According to him, meaning cannot be directly linked to fundamental objects or essences. Philosophical Investigations examined the notion of ‘language games’, contending that the significance of a word is contingent upon the context. Take the example of ‘water’. When used with an exclamation, it may be a command, request, or response to an inquiry, too.
The acknowledgement of language as a social endeavour closely linked to human activities has laid the foundation for contemporary linguistics, cognitive science and the philosophy of language. It diminished the appeal of constructing a solitary, strictly rational framework to encompass the boundless intricacy of human communication and perception.
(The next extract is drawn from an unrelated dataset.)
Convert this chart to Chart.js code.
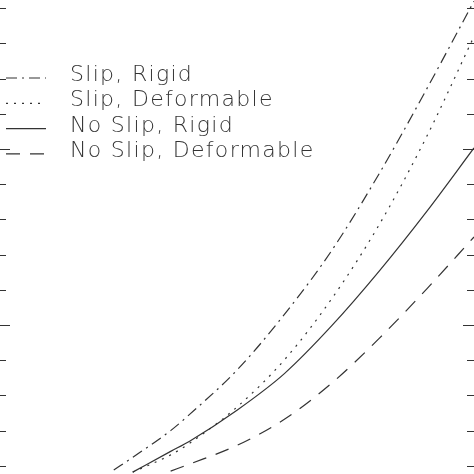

The focus on context also has far-reaching consequences. In the era of rapid communication and widespread use of social media, where misconceptions can quickly spread over the internet, Wittgenstein’s concepts provide a vital structure for effective and unambiguous communication. By emphasising the importance of shared practices and conventions in creating meaning, he urges us to use more accurate language and be more aware of the communication context. Wittgenstein’s concepts also pose a challenge to legal textualism and originalism, which treat the written letter of the law and the original intent of its framers as sacrosanct determinants of judicial interpretation.
Ultimately, Wittgenstein demonstrated that engaging with philosophical inquiries involves accepting and confronting challenging and conflicting ideas. He shattered our lofty dreams of unravelling the profound enigmas of reality through definitive and unchanging systems. Instead, Wittgenstein demonstrated a willingness to embrace and explore the inherent contradictions and diverse perspectives within language and life, without hesitation or avoidance.